Alan Moore on V for Vendetta

Friday, March 17th, 2006

Alan Moore has written a number of excellent, cerebral graphic novels that have been turned into awful, mindless movies:

In Hollywood you’re going to have the producers and the backers putting in their … well, I don’t want to dignify them by calling them ideas, but … having their input, shall we say. You’re going to get actors who’ll say they don’t want to say this line or play this character like that. I mean the police inspector in From Hell, Fred Abberline, was based on real life: He was an unassuming man in middle age who was not a heavy drinker and who, as far as I know, remained faithful to his wife throughout his entire life. Johnny Depp saw fit to play this character as an absinthe-swilling, opium-den-frequenting dandy with a haircut that, in the Metropolitan Police force in 1888, would have gotten him beaten up by the other officers.

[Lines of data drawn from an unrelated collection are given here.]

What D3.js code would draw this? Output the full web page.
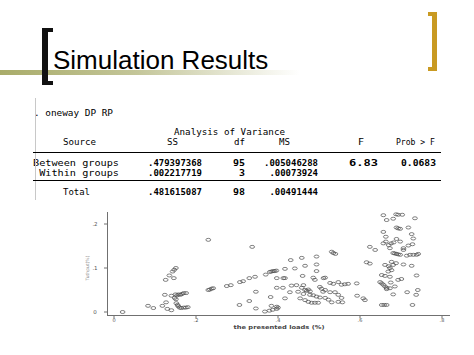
<!DOCTYPE html>
<html>
<head>
<meta charset="utf-8">
<script src="https://cdn.jsdelivr.net/npm/d3@7"></script>
<style>
  html, body { margin: 0; padding: 0; background: #fff; }
  svg { display: block; }
</style>
</head>
<body>
<div id="chart"></div>
<script>
// ---------- DATA ----------
const titleText = "Simulation Results";
const commandText = ". oneway DP RP";
const anovaTitle = "Analysis of Variance";
const headers = ["Source", "SS", "df", "MS", "F", "Prob > F"];
const rowSources = ["Between groups", " Within groups", "Total"];
const rowSS = [".479397368", ".002217719", ".481615087"];
const rowDF = ["95", "3", "98"];
const rowMS = [".005046288", ".00073924", ".00491444"];
const rowF = ["6.83", "", ""];
const rowP = ["0.0683", "", ""];

const xTicks = [0, 0.2, 0.4, 0.6, 0.8];
const xTickLabels = ["0", ".2", ".4", ".6", ".8"];
const yTicks = [0, 0.1, 0.2];
const yTickLabels = ["0", ".1", ".2"];
const xLabel = "the presented loads (%)";
const yLabel = "Tuthput(%)";

const loadX = [
  0.021,0.083,0.096,0.118,0.130,0.140,0.127,0.124,0.126,0.135,
  0.143,0.147,0.151,0.146,0.140,0.150,0.154,0.158,0.162,0.166,
  0.170,0.176,0.151,0.152,0.155,0.157,0.160,0.164,0.170,0.175,
  0.180,0.148,0.230,0.337,0.230,0.234,0.238,0.242,0.275,0.285,
  0.307,0.315,0.330,0.344,0.346,0.346,0.330,0.306,0.370,0.380,
  0.384,0.388,0.392,0.396,0.397,0.397,0.382,0.368,0.379,0.387,
  0.397,0.400,0.413,0.417,0.417,0.441,0.431,0.458,0.466,0.494,
  0.494,0.531,0.535,0.540,0.494,0.460,0.486,0.490,0.511,0.515,
  0.412,0.433,0.445,0.462,0.429,0.449,0.417,0.458,0.466,0.470,
  0.474,0.478,0.462,0.478,0.486,0.494,0.502,0.454,0.466,0.474,
  0.482,0.490,0.498,0.502,0.506,0.510,0.515,0.527,0.535,0.547,
  0.555,0.563,0.571,0.527,0.539,0.547,0.515,0.523,0.531,0.547,
  0.555,0.592,0.593,0.608,0.612,0.557,0.624,0.637,0.616,0.624,
  0.649,0.653,0.657,0.661,0.665,0.653,0.661,0.669,0.673,0.677,
  0.661,0.670,0.681,0.673,0.675,0.693,0.701,0.706,0.726,0.738,
  0.665,0.673,0.685,0.681,0.715,0.737,0.741,0.653,0.659,0.665,
  0.728,0.677,0.688,0.681,0.685,0.689,0.693,0.698,0.706,0.714,
  0.722,0.730,0.738,0.742,0.657,0.663,0.670,0.676,0.682,0.689,
  0.657,0.663,0.689,0.693,0.698,0.718,0.726,0.730,0.698,0.718,
  0.728,0.673,0.706,0.657,0.665,0.681,0.688,0.693,0.703,0.734,
  0.384,0.397
];
const throughputY = [
  0.000,0.014,0.009,0.014,0.007,0.004,0.022,0.039,0.073,0.083,
  0.092,0.096,0.100,0.077,0.037,0.040,0.038,0.040,0.039,0.041,
  0.043,0.043,0.029,0.020,0.016,0.013,0.010,0.009,0.010,0.010,
  0.011,0.032,0.164,0.148,0.050,0.051,0.053,0.054,0.059,0.061,
  0.068,0.070,0.077,0.080,0.046,0.008,0.025,0.016,0.085,0.091,
  0.092,0.093,0.093,0.094,0.077,0.055,0.034,0.001,0.003,0.005,
  0.007,0.010,0.077,0.077,0.098,0.099,0.118,0.123,0.105,0.126,
  0.108,0.137,0.134,0.132,0.093,0.082,0.078,0.073,0.077,0.078,
  0.055,0.060,0.061,0.061,0.045,0.046,0.031,0.055,0.050,0.048,
  0.051,0.047,0.041,0.039,0.038,0.035,0.033,0.031,0.027,0.023,
  0.021,0.021,0.021,0.057,0.053,0.046,0.050,0.066,0.064,0.068,
  0.062,0.063,0.064,0.045,0.045,0.039,0.032,0.028,0.022,0.023,
  0.032,0.065,0.037,0.031,0.027,0.022,0.148,0.141,0.113,0.110,
  0.068,0.065,0.062,0.058,0.055,0.084,0.082,0.092,0.100,0.095,
  0.107,0.104,0.107,0.080,0.067,0.073,0.075,0.108,0.105,0.083,
  0.052,0.054,0.058,0.040,0.045,0.039,0.050,0.016,0.016,0.016,
  0.016,0.114,0.111,0.134,0.133,0.132,0.131,0.130,0.141,0.128,
  0.130,0.130,0.130,0.132,0.156,0.160,0.152,0.156,0.158,0.166,
  0.182,0.171,0.192,0.190,0.189,0.192,0.177,0.167,0.160,0.151,
  0.154,0.145,0.145,0.220,0.209,0.212,0.222,0.221,0.221,0.213,
  0.014,0.012
];

// ---------- DRAW ----------
const W = 474, H = 355;
const svg = d3.select("#chart").append("svg")
  .attr("width", W).attr("height", H)
  .attr("viewBox", `0 0 ${W} ${H}`);

const defs = svg.append("defs");
const grad = defs.append("linearGradient").attr("id", "rule")
  .attr("x1", "0%").attr("x2", "100%").attr("y1", "0%").attr("y2", "0%");
grad.append("stop").attr("offset", "0%").attr("stop-color", "#a9ac6a");
grad.append("stop").attr("offset", "45%").attr("stop-color", "#c3c598");
grad.append("stop").attr("offset", "100%").attr("stop-color", "#ffffff");

// decorative rule under title
svg.append("rect").attr("x", 0).attr("y", 70).attr("width", 300).attr("height", 5)
  .attr("fill", "url(#rule)");

// left black bracket
const lb = svg.append("g").attr("fill", "#111");
lb.append("rect").attr("x", 42).attr("y", 28).attr("width", 6).attr("height", 57);
lb.append("rect").attr("x", 42).attr("y", 28).attr("width", 11).attr("height", 4);
lb.append("rect").attr("x", 42).attr("y", 81).attr("width", 11).attr("height", 4);

// right gold bracket
const rb = svg.append("g").attr("fill", "#c99a22");
rb.append("rect").attr("x", 432).attr("y", 12).attr("width", 5).attr("height", 59);
rb.append("rect").attr("x", 428).attr("y", 12).attr("width", 9).attr("height", 4);
rb.append("rect").attr("x", 428).attr("y", 67).attr("width", 9).attr("height", 4);

svg.append("text").attr("x", 53).attr("y", 69)
  .attr("font-family", "Liberation Sans, Arial, sans-serif")
  .attr("font-size", 26).attr("fill", "#000").text(titleText);

// ---------- Stata output ----------
const mono = "DejaVu Sans Mono, Liberation Mono, monospace";
const tg = svg.append("g").attr("font-family", mono).attr("font-size", 9).attr("fill", "#000");

svg.append("line").attr("x1", 35.5).attr("x2", 35.5).attr("y1", 98).attr("y2", 200)
  .attr("stroke", "#c8c8c8").attr("stroke-width", 1);

function txt(s, x, y, len, anchor) {
  const t = tg.append("text").attr("x", x).attr("y", y).attr("xml:space", "preserve")
    .style("white-space", "pre").text(s);
  if (anchor) t.attr("text-anchor", anchor);
  if (len) t.attr("textLength", len).attr("lengthAdjust", "spacingAndGlyphs");
  return t;
}

txt(commandText, 34, 116, 79);
txt(anovaTitle, 174, 135, 111);
// header
const headerY = 145;
txt(headers[0], 63, headerY, 33);
txt(headers[1], 167, headerY, 11);
txt(headers[2], 234, headerY, 11);
txt(headers[3], 279, headerY, 11);
txt(headers[4], 358, headerY, 6);
txt(headers[5], 396, headerY, 39);

svg.append("line").attr("x1", 33).attr("x2", 441).attr("y1", 152.5).attr("y2", 152.5)
  .attr("stroke", "#000").attr("stroke-width", 1);
svg.append("line").attr("x1", 33).attr("x2", 441).attr("y1", 180.5).attr("y2", 180.5)
  .attr("stroke", "#000").attr("stroke-width", 1);

const rowY = [166, 176, 195];
const srcX = [33, 33, 63];
const srcLen = [86, 86, 27];
rowSources.forEach((s, i) => {
  txt(s, srcX[i], rowY[i], srcLen[i]);
  txt(rowSS[i], 202, rowY[i], 54, "end").attr("font-weight", "bold");
  txt(rowDF[i], 245, rowY[i], rowDF[i].length * 6, "end").attr("font-weight", "bold");
  txt(rowMS[i], 318, rowY[i], rowMS[i].length * 5.4, "end").attr("font-weight", "bold");
  if (rowF[i]) txt(rowF[i], 378, rowY[i], 29, "end").attr("font-weight", "bold");
  if (rowP[i]) txt(rowP[i], 436, rowY[i], 35, "end").attr("font-weight", "bold");
});

// ---------- Scatter plot ----------
const x = d3.scaleLinear().domain([0, 0.8]).range([114, 442]);
const y = d3.scaleLinear().domain([0, 0.2]).range([312, 224]);

const axisColor = "#707070";
const pg = svg.append("g");

// axis lines
pg.append("line").attr("x1", 107).attr("x2", 450).attr("y1", 315.5).attr("y2", 315.5)
  .attr("stroke", axisColor).attr("stroke-width", 1);
pg.append("line").attr("x1", 107.5).attr("x2", 107.5).attr("y1", 212).attr("y2", 316)
  .attr("stroke", axisColor).attr("stroke-width", 1);

// x ticks
const xt = pg.selectAll("g.xt").data(xTicks).join("g").attr("class", "xt")
  .attr("transform", d => `translate(${x(d)},0)`);
xt.append("line").attr("y1", 316).attr("y2", 318.5).attr("stroke", axisColor);
xt.append("text").attr("y", 322).attr("text-anchor", "middle")
  .attr("font-family", "DejaVu Sans, sans-serif").attr("font-size", 5)
  .attr("fill", "#555").text((d, i) => xTickLabels[i]);

// y ticks
const yt = pg.selectAll("g.yt").data(yTicks).join("g").attr("class", "yt")
  .attr("transform", d => `translate(0,${y(d)})`);
yt.append("line").attr("x1", 104).attr("x2", 107).attr("stroke", axisColor);
yt.append("text").attr("x", 95).attr("y", 2).attr("text-anchor", "middle")
  .attr("font-family", "DejaVu Sans, sans-serif").attr("font-size", 5.5)
  .attr("fill", "#555").text((d, i) => yTickLabels[i]);

// axis titles
pg.append("text").attr("x", 279).attr("y", 328.5).attr("text-anchor", "middle")
  .attr("font-family", "DejaVu Sans, sans-serif").attr("font-size", 5.3)
  .attr("font-weight", "bold").attr("fill", "#444")
  .attr("textLength", 91).attr("lengthAdjust", "spacingAndGlyphs").text(xLabel);
pg.append("text").attr("transform", "translate(89,268) rotate(-90)")
  .attr("text-anchor", "middle")
  .attr("font-family", "DejaVu Sans, sans-serif").attr("font-size", 4.5)
  .attr("fill", "#888").text(yLabel);

// points
const pts = loadX.map((v, i) => ({ x: v, y: throughputY[i] }));
pg.selectAll("ellipse.pt").data(pts).join("ellipse").attr("class", "pt")
  .attr("cx", d => x(d.x)).attr("cy", d => y(d.y))
  .attr("rx", 2.4).attr("ry", 1.5)
  .attr("fill", "none").attr("stroke", "#4a4a4a").attr("stroke-width", 0.7);
</script>
</body>
</html>
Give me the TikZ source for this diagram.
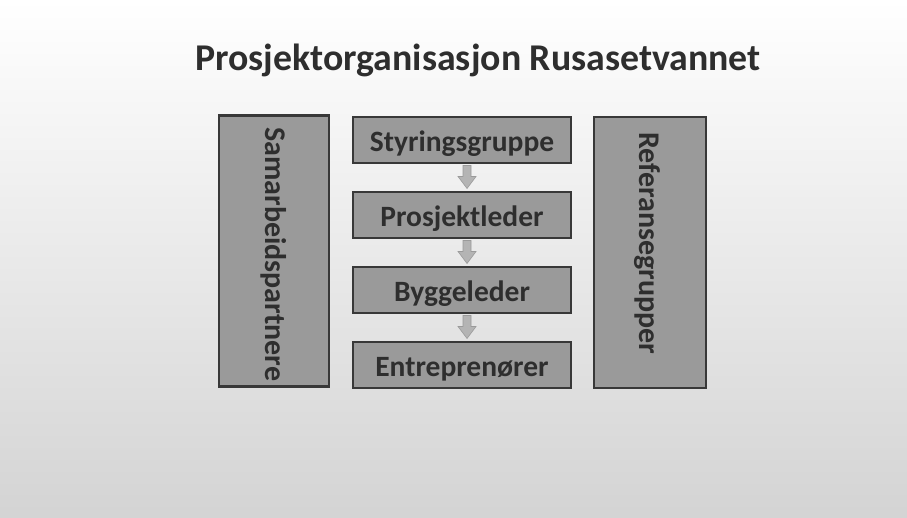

On the other hand when I have got an opium-addicted character, in Allan Quatermain [in The League of Extraordinary Gentlemen], this was true to the [original] character — he showed a fondness for drugs on several occasions. But Sean Connery didn’t want to play him as a drug-addled individual. So the main part of Quatermain’s character was thrown out the window on the whim of an actor. I don’t have these problems in comics.

Naturally, he’s not happy with V for Vendetta:

I’ve read the screenplay, so I know exactly what they’re doing with it, and I’m not going to be going to see it. When I wrote “V,” politics were taking a serious turn for the worse over here. We’d had [Conservative Party Prime Minister] Margaret Thatcher in for two or three years, we’d had anti-Thatcher riots, we’d got the National Front and the right wing making serious advances. “V for Vendetta” was specifically about things like fascism and anarchy.

Those words, “fascism” and “anarchy,” occur nowhere in the film. It’s been turned into a Bush-era parable by people too timid to set a political satire in their own country. In my original story there had been a limited nuclear war, which had isolated Britain, caused a lot of chaos and a collapse of government, and a fascist totalitarian dictatorship had sprung up. Now, in the film, you’ve got a sinister group of right-wing figures — not fascists, but you know that they’re bad guys — and what they have done is manufactured a bio-terror weapon in secret, so that they can fake a massive terrorist incident to get everybody on their side, so that they can pursue their right-wing agenda. It’s a thwarted and frustrated and perhaps largely impotent American liberal fantasy of someone with American liberal values [standing up] against a state run by neo-conservatives — which is not what V for Vendetta was about. It was about fascism, it was about anarchy, it was about [England]. The intent of the film is nothing like the intent of the book as I wrote it. And if the Wachowski brothers had felt moved to protest the way things were going in America, then wouldn’t it have been more direct to do what I’d done and set a risky political narrative sometime in the near future that was obviously talking about the things going on today?

Comments

  1. Graham says:

    It’s hard to remember now that surprisingly large groups of people experienced the 80s in the terms Moore laid out. That perspective seemed like a funhouse mirror to me and still does.

    Funny to see him slagging anti-Bush protesters and making now lost-to-the-left distinctions among right wing tendencies.